What is Multiple Myeloma?
Multiple myeloma is a hematological (blood) cancer that develops in the plasma cells found in the soft, spongy tissue at the center of your bones, called bone marrow. Plasma cells are a type of white blood cell responsible for producing antibodies (immunoglobulins) which are critical for maintaining the body’s immune system. Through a complex, multi-step process, healthy plasma cells transform into malignant myeloma cells.
Myeloma cells result in the production of abnormal antibodies, or M proteins. A high level of M protein in the blood is the hallmark characteristic of multiple myeloma. Additionally, all myeloma cells are identical to each other and produce large quantities of the same specific M protein (for example, IgG or IgA). The M proteins offer no benefit to the body, and as the amount of M protein increases, it crowds out normally functioning immunoglobulins. This ultimately causes multiple myeloma symptoms such as bone damage or kidney problems.

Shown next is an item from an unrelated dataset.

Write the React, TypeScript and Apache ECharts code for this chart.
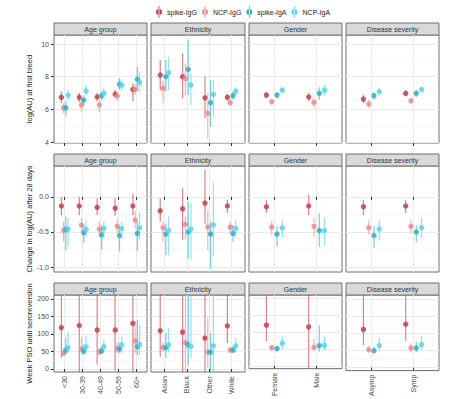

Multiple Myeloma typically occurs in bone marrow with the most activity, which is the marrow in the spine, pelvic bones, ribs, and area of the shoulders and hips. In addition, groups of myeloma cells cause other cells in the bone marrow to remove the solid part of the bone and cause osteolytic lesions, or soft spots in the bone, resulting in weakened bones and increasing the risk of fractures. Although common, these lesions or other signs of bone loss do not occur in all patients with myeloma.